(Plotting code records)
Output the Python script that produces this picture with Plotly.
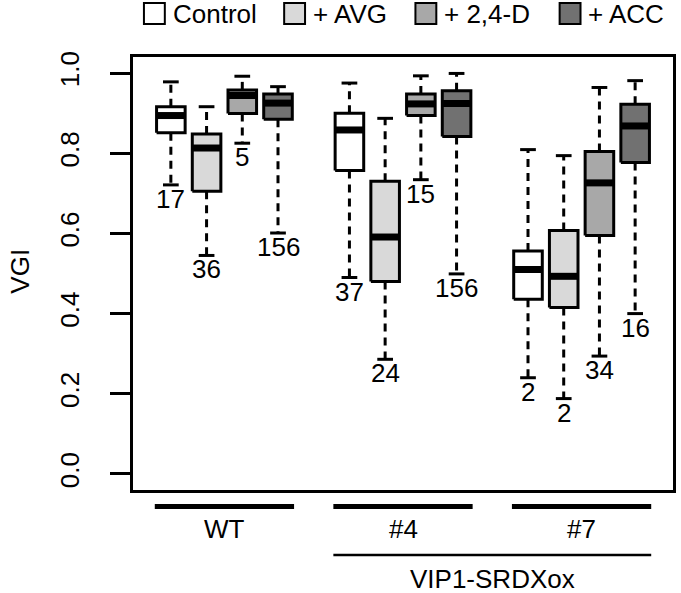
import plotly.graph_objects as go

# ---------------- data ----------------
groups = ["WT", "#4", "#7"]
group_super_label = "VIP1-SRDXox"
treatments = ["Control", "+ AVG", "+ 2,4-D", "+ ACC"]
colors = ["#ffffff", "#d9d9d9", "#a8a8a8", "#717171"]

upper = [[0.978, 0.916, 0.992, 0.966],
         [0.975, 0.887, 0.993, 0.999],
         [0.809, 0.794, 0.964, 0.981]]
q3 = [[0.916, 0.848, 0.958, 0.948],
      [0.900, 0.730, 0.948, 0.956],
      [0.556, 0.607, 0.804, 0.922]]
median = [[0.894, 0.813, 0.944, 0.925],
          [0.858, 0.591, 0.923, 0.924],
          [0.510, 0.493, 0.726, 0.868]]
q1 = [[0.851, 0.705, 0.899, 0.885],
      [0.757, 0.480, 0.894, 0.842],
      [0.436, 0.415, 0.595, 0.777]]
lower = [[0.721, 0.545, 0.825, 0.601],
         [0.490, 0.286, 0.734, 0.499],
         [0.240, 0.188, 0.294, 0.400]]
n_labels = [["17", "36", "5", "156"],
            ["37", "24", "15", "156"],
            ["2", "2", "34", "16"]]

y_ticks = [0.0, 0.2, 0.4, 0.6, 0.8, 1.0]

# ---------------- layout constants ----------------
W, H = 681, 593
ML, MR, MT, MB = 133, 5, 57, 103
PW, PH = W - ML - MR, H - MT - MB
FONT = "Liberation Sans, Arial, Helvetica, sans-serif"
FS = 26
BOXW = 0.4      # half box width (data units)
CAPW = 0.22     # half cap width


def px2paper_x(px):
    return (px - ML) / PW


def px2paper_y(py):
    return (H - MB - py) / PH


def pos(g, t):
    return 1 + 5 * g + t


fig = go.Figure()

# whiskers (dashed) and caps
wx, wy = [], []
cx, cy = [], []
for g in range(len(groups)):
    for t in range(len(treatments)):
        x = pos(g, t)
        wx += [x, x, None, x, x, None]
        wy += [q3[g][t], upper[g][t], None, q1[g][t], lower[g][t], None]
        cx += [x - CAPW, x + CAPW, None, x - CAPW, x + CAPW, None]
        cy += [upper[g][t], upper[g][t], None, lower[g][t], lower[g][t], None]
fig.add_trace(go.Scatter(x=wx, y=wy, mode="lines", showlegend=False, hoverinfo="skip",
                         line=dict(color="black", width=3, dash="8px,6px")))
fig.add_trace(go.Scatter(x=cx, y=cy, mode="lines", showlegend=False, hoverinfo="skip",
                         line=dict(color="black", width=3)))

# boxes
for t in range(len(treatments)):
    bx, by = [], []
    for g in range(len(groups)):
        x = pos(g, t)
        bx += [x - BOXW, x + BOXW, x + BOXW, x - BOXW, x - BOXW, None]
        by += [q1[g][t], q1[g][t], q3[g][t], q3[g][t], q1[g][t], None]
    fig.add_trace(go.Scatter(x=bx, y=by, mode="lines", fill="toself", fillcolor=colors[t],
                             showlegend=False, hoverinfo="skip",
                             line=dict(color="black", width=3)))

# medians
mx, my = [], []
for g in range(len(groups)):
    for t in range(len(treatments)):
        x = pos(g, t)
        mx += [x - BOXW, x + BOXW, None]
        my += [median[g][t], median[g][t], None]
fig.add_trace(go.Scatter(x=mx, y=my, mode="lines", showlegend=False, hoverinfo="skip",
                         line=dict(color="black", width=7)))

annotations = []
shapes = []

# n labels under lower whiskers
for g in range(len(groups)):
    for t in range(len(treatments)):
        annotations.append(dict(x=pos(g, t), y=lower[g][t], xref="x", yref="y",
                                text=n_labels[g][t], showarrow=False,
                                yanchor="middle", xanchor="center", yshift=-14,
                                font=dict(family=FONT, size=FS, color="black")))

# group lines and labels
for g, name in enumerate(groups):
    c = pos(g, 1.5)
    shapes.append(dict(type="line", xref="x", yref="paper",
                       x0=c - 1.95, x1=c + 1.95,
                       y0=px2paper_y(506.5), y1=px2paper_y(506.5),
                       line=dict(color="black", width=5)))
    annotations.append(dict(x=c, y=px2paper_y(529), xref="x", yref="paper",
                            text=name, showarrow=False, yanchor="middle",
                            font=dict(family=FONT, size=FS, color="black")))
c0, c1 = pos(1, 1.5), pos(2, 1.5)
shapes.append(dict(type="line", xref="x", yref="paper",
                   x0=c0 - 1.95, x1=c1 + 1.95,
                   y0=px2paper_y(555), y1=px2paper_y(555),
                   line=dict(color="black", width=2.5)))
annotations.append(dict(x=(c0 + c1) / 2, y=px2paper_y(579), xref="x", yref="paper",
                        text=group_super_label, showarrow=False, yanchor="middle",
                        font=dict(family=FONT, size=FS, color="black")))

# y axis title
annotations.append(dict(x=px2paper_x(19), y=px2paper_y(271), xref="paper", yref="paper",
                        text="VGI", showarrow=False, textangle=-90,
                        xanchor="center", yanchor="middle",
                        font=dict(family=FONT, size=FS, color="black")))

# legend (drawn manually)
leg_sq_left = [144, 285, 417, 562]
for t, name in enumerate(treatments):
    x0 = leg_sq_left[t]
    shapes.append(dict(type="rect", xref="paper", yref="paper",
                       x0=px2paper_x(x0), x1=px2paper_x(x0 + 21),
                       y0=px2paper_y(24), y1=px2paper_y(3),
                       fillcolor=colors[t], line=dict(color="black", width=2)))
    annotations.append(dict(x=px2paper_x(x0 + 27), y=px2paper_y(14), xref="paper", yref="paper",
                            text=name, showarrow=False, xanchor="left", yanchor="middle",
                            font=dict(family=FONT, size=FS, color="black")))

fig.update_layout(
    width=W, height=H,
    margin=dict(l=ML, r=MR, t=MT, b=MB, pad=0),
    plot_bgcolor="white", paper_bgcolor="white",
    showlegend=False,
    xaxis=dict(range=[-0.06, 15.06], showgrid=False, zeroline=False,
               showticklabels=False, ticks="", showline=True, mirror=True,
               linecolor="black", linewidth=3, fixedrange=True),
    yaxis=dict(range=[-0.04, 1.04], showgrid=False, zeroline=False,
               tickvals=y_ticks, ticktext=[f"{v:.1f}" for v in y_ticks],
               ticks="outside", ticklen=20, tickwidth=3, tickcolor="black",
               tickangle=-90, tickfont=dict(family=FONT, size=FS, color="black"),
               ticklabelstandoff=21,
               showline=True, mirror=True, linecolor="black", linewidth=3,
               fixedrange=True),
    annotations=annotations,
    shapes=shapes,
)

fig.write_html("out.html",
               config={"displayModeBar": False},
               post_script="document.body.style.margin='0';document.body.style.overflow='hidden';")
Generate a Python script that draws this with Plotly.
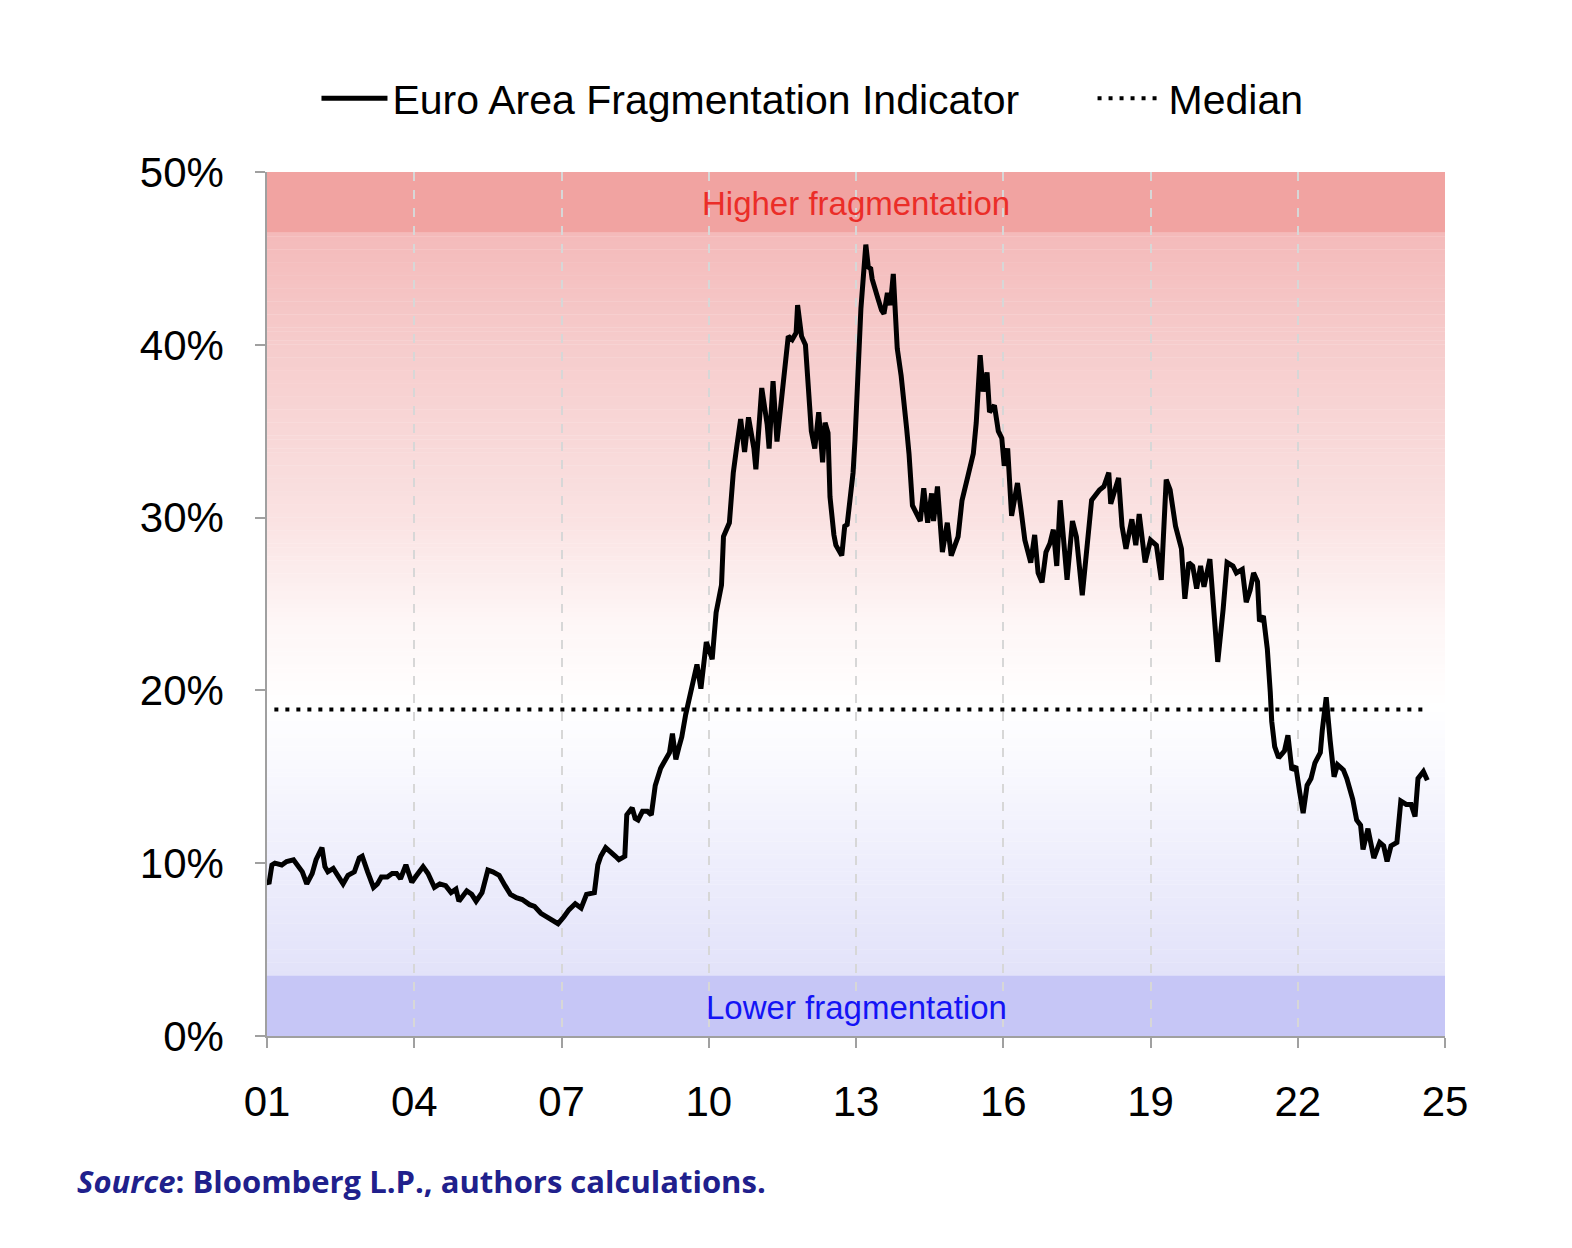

[Problem] Write out the records above exactly as they appear, leaving out any pictures.

[In response]
Output the Python script that produces this picture with Plotly.
import plotly.graph_objects as go

# ---------------- data ----------------
groups = ["WT", "#4", "#7"]
group_super_label = "VIP1-SRDXox"
treatments = ["Control", "+ AVG", "+ 2,4-D", "+ ACC"]
colors = ["#ffffff", "#d9d9d9", "#a8a8a8", "#717171"]

upper = [[0.978, 0.916, 0.992, 0.966],
         [0.975, 0.887, 0.993, 0.999],
         [0.809, 0.794, 0.964, 0.981]]
q3 = [[0.916, 0.848, 0.958, 0.948],
      [0.900, 0.730, 0.948, 0.956],
      [0.556, 0.607, 0.804, 0.922]]
median = [[0.894, 0.813, 0.944, 0.925],
          [0.858, 0.591, 0.923, 0.924],
          [0.510, 0.493, 0.726, 0.868]]
q1 = [[0.851, 0.705, 0.899, 0.885],
      [0.757, 0.480, 0.894, 0.842],
      [0.436, 0.415, 0.595, 0.777]]
lower = [[0.721, 0.545, 0.825, 0.601],
         [0.490, 0.286, 0.734, 0.499],
         [0.240, 0.188, 0.294, 0.400]]
n_labels = [["17", "36", "5", "156"],
            ["37", "24", "15", "156"],
            ["2", "2", "34", "16"]]

y_ticks = [0.0, 0.2, 0.4, 0.6, 0.8, 1.0]

# ---------------- layout constants ----------------
W, H = 681, 593
ML, MR, MT, MB = 133, 5, 57, 103
PW, PH = W - ML - MR, H - MT - MB
FONT = "Liberation Sans, Arial, Helvetica, sans-serif"
FS = 26
BOXW = 0.4      # half box width (data units)
CAPW = 0.22     # half cap width


def px2paper_x(px):
    return (px - ML) / PW


def px2paper_y(py):
    return (H - MB - py) / PH


def pos(g, t):
    return 1 + 5 * g + t


fig = go.Figure()

# whiskers (dashed) and caps
wx, wy = [], []
cx, cy = [], []
for g in range(len(groups)):
    for t in range(len(treatments)):
        x = pos(g, t)
        wx += [x, x, None, x, x, None]
        wy += [q3[g][t], upper[g][t], None, q1[g][t], lower[g][t], None]
        cx += [x - CAPW, x + CAPW, None, x - CAPW, x + CAPW, None]
        cy += [upper[g][t], upper[g][t], None, lower[g][t], lower[g][t], None]
fig.add_trace(go.Scatter(x=wx, y=wy, mode="lines", showlegend=False, hoverinfo="skip",
                         line=dict(color="black", width=3, dash="8px,6px")))
fig.add_trace(go.Scatter(x=cx, y=cy, mode="lines", showlegend=False, hoverinfo="skip",
                         line=dict(color="black", width=3)))

# boxes
for t in range(len(treatments)):
    bx, by = [], []
    for g in range(len(groups)):
        x = pos(g, t)
        bx += [x - BOXW, x + BOXW, x + BOXW, x - BOXW, x - BOXW, None]
        by += [q1[g][t], q1[g][t], q3[g][t], q3[g][t], q1[g][t], None]
    fig.add_trace(go.Scatter(x=bx, y=by, mode="lines", fill="toself", fillcolor=colors[t],
                             showlegend=False, hoverinfo="skip",
                             line=dict(color="black", width=3)))

# medians
mx, my = [], []
for g in range(len(groups)):
    for t in range(len(treatments)):
        x = pos(g, t)
        mx += [x - BOXW, x + BOXW, None]
        my += [median[g][t], median[g][t], None]
fig.add_trace(go.Scatter(x=mx, y=my, mode="lines", showlegend=False, hoverinfo="skip",
                         line=dict(color="black", width=7)))

annotations = []
shapes = []

# n labels under lower whiskers
for g in range(len(groups)):
    for t in range(len(treatments)):
        annotations.append(dict(x=pos(g, t), y=lower[g][t], xref="x", yref="y",
                                text=n_labels[g][t], showarrow=False,
                                yanchor="middle", xanchor="center", yshift=-14,
                                font=dict(family=FONT, size=FS, color="black")))

# group lines and labels
for g, name in enumerate(groups):
    c = pos(g, 1.5)
    shapes.append(dict(type="line", xref="x", yref="paper",
                       x0=c - 1.95, x1=c + 1.95,
                       y0=px2paper_y(506.5), y1=px2paper_y(506.5),
                       line=dict(color="black", width=5)))
    annotations.append(dict(x=c, y=px2paper_y(529), xref="x", yref="paper",
                            text=name, showarrow=False, yanchor="middle",
                            font=dict(family=FONT, size=FS, color="black")))
c0, c1 = pos(1, 1.5), pos(2, 1.5)
shapes.append(dict(type="line", xref="x", yref="paper",
                   x0=c0 - 1.95, x1=c1 + 1.95,
                   y0=px2paper_y(555), y1=px2paper_y(555),
                   line=dict(color="black", width=2.5)))
annotations.append(dict(x=(c0 + c1) / 2, y=px2paper_y(579), xref="x", yref="paper",
                        text=group_super_label, showarrow=False, yanchor="middle",
                        font=dict(family=FONT, size=FS, color="black")))

# y axis title
annotations.append(dict(x=px2paper_x(19), y=px2paper_y(271), xref="paper", yref="paper",
                        text="VGI", showarrow=False, textangle=-90,
                        xanchor="center", yanchor="middle",
                        font=dict(family=FONT, size=FS, color="black")))

# legend (drawn manually)
leg_sq_left = [144, 285, 417, 562]
for t, name in enumerate(treatments):
    x0 = leg_sq_left[t]
    shapes.append(dict(type="rect", xref="paper", yref="paper",
                       x0=px2paper_x(x0), x1=px2paper_x(x0 + 21),
                       y0=px2paper_y(24), y1=px2paper_y(3),
                       fillcolor=colors[t], line=dict(color="black", width=2)))
    annotations.append(dict(x=px2paper_x(x0 + 27), y=px2paper_y(14), xref="paper", yref="paper",
                            text=name, showarrow=False, xanchor="left", yanchor="middle",
                            font=dict(family=FONT, size=FS, color="black")))

fig.update_layout(
    width=W, height=H,
    margin=dict(l=ML, r=MR, t=MT, b=MB, pad=0),
    plot_bgcolor="white", paper_bgcolor="white",
    showlegend=False,
    xaxis=dict(range=[-0.06, 15.06], showgrid=False, zeroline=False,
               showticklabels=False, ticks="", showline=True, mirror=True,
               linecolor="black", linewidth=3, fixedrange=True),
    yaxis=dict(range=[-0.04, 1.04], showgrid=False, zeroline=False,
               tickvals=y_ticks, ticktext=[f"{v:.1f}" for v in y_ticks],
               ticks="outside", ticklen=20, tickwidth=3, tickcolor="black",
               tickangle=-90, tickfont=dict(family=FONT, size=FS, color="black"),
               ticklabelstandoff=21,
               showline=True, mirror=True, linecolor="black", linewidth=3,
               fixedrange=True),
    annotations=annotations,
    shapes=shapes,
)

fig.write_html("out.html",
               config={"displayModeBar": False},
               post_script="document.body.style.margin='0';document.body.style.overflow='hidden';")
Generate a Python script that draws this with Plotly.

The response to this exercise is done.